World Series of Poker
- Bracelets: 2
- Money finishes: 71
- Highest WSOP Main Event finish: 20th, 2008
- Role: Bounty Hunter
- Platform: Console
- Genre: First Person Shooter

= Brandon Cantu =

American poker player (born 1981)

Brandon M. Cantu (born May 10, 1981, in Vancouver, Washington) is an American professional poker player. Upon winning a World Series of Poker bracelet in 2006, Cantu relocated to Las Vegas, Nevada. On March 14, 2007, Cantu became one of only 27 players to ever win both a World Series of Poker bracelet (2006) and a World Poker Tour championship (2008).

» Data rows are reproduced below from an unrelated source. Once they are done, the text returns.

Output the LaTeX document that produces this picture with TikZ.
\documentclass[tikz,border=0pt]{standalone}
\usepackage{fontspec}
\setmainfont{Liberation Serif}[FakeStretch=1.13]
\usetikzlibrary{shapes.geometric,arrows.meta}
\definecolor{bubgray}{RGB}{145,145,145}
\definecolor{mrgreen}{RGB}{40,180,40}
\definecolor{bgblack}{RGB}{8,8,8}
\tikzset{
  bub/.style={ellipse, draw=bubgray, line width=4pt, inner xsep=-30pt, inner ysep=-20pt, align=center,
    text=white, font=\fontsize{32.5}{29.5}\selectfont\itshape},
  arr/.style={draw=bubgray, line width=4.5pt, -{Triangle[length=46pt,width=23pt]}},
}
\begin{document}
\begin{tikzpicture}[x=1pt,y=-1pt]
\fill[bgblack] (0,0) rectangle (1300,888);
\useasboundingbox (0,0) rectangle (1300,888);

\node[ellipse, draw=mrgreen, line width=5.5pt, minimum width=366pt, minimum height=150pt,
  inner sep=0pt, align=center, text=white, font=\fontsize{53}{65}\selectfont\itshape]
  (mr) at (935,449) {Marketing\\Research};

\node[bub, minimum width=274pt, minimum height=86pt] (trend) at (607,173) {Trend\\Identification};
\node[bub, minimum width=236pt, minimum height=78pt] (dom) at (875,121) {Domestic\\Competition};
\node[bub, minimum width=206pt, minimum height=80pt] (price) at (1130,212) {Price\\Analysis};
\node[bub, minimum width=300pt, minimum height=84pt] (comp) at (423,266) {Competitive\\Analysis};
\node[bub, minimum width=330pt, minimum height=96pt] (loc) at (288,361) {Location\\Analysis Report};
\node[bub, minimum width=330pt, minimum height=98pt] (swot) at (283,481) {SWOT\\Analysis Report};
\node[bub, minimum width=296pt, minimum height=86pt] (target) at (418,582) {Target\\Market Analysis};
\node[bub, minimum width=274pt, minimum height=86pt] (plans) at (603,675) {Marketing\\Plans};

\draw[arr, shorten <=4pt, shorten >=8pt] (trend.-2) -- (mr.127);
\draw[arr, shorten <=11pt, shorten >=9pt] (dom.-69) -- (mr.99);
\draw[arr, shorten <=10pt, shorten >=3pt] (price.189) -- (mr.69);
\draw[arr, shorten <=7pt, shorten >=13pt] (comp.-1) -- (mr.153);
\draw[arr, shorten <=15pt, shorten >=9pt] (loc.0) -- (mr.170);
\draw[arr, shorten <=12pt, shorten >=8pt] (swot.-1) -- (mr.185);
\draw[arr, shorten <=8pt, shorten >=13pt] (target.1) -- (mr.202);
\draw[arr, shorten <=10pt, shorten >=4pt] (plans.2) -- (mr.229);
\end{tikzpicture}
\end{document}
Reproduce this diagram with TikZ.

== World Series of Poker ==
At the $1,500 No-Limit hold’em event in June 2006, Cantu won his first WSOP bracelet in a $1,500 No Limit Hold'em event, winning $757,839.

At the 2008 WSOP Main Event, Cantu finished in 20th place out of 6,844 entries, earning $257,334.

At the 2009 World Series of Poker, Cantu won his second bracelet in the $1,500 Pot-limit Omaha eight-or-better event, defeating fellow poker professional Lee Watkinson in heads-up play, and winning $228,867.

At the 2012 World Series of Poker Europe, Cantu took second in the 10K Mix Max losing to J.C. Aguilar.

=== World Series of Poker Bracelets ===

| Year | Tournament | Prize (US$) |
|---|---|---|
| 2006 | $1,500 No Limit Hold'em | $757,839 |
| 2009 | $1,500 Pot-Limit Omaha Eight-or-Better | $228,867 |

== World Poker Tour ==
Cantu has four cashes at the World Poker Tour (WPT) including finishing 18th place at the Festa Al Lago V in 2006 and 19th place at the World Poker Challenge in 2007, then in March 2008, he won his first WPT title at the Bay 101 Shooting Star championship earning $1,000,000 and was nicknamed "The Bounty Hunter" for earning an additional $30,000 in bounties for busting a record six notable poker professionals in the tournament known as "Shooting Stars" who along with their $5000 bounties they also relinquish a custom made t-shirt with that particular players image on it, Cantu's six bounties were; Bill Edler, John Juanda, Phil Laak, Joe Hachem who finished 20th, J. C. Tran who just missed the six person final table in 7th and Jennifer Harman who finished 3rd, also making the final table were non-designated pros John Phan (6th), Noah Jefferson (4th) and runner-up Steve Sung.

As of 2023, his total live tournament winnings exceed $4,600,000. His 10 cashes at the WSOP account for $1,693,509 of those winnings.